Chile enfrenta uno de los desafíos fiscales más complejos de las últimas décadas. El déficit efectivo cerraría 2024 en torno al 2,6% del PIB, mientras el déficit estructural permanece sobre el 2%, muy por encima de la meta de convergencia fiscal del 0,3%. La deuda pública bruta, que no superaba el 12% del PIB en 2013, bordea hoy el 40% y podría superar el 41% en 2025, según cifras de la Dirección de Presupuestos (Dipres). Este deterioro ocurre en un contexto de bajo crecimiento potencial (cercano al 2%) y una productividad estancada desde hace más de una década.
Esta situación no puede seguir abordándose con parches presupuestarios ni reformas tributarias sin rumbo. Lo que Chile necesita es una política de Estado con visión de largo plazo, capaz de articular sostenibilidad fiscal con dinamismo productivo. Y lo cierto es que el escenario internacional abre una ventana estratégica inusual: el reordenamiento global bajo el friendshoring, la transición energética y la digitalización están rediseñando cadenas de valor y creando nuevos espacios para países confiables, estables y con ventajas naturales como Chile.
Pero el potencial no se materializa por inercia. Se requiere voluntad política y capacidad institucional. Nuestra inversión en investigación y desarrollo sigue estancada en 0,34% del PIB (2023), frente al 2,7% promedio de la OCDE. Y aunque Chile lidera en exportación de litio, aún no existe una estrategia clara para escalar hacia el valor agregado, la electromovilidad o la manufactura tecnológica. La inversión pública productiva también ha perdido fuerza: en 2024 representará menos del 3% del PIB, en niveles similares a 2009.
El país necesita un nuevo pacto de desarrollo que combine responsabilidad fiscal con un impulso estructural a la productividad. Esto implica priorizar la inversión en infraestructura verde, educación técnica, capacidades tecnológicas y capital humano. No podemos seguir destinando la mayor parte del gasto público al consumo sin enfrentar los desafíos estructurales que impiden un crecimiento inclusivo y sostenible.
El 2025 debiera ser un punto de inflexión real: no solo para recuperar la disciplina fiscal, sino para rediseñar nuestro modelo de desarrollo.

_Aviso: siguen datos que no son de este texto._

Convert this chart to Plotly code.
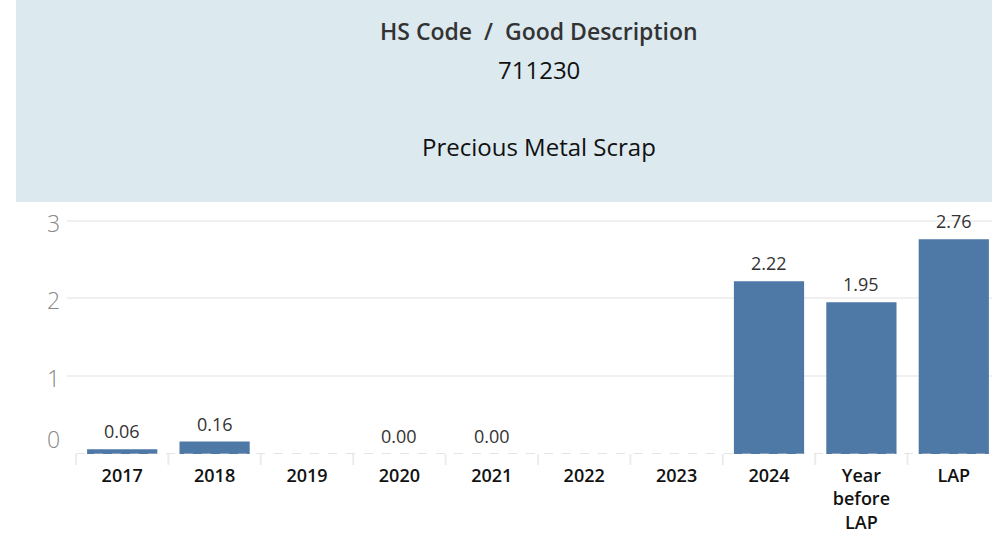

Uno que no dependa exclusivamente del precio del cobre, sino que se ancle en innovación, resiliencia económica y sostenibilidad. Un modelo capaz de integrarse con valor a las nuevas dinámicas globales, sin renunciar a cohesión social ni responsabilidad intergeneracional.
Hoy, más que una urgencia financiera, enfrentamos una prueba de madurez institucional. Chile no puede seguir aplazando decisiones estratégicas. El costo de la inacción será mayor que cualquier ajuste. Y el momento de actuar es ahora.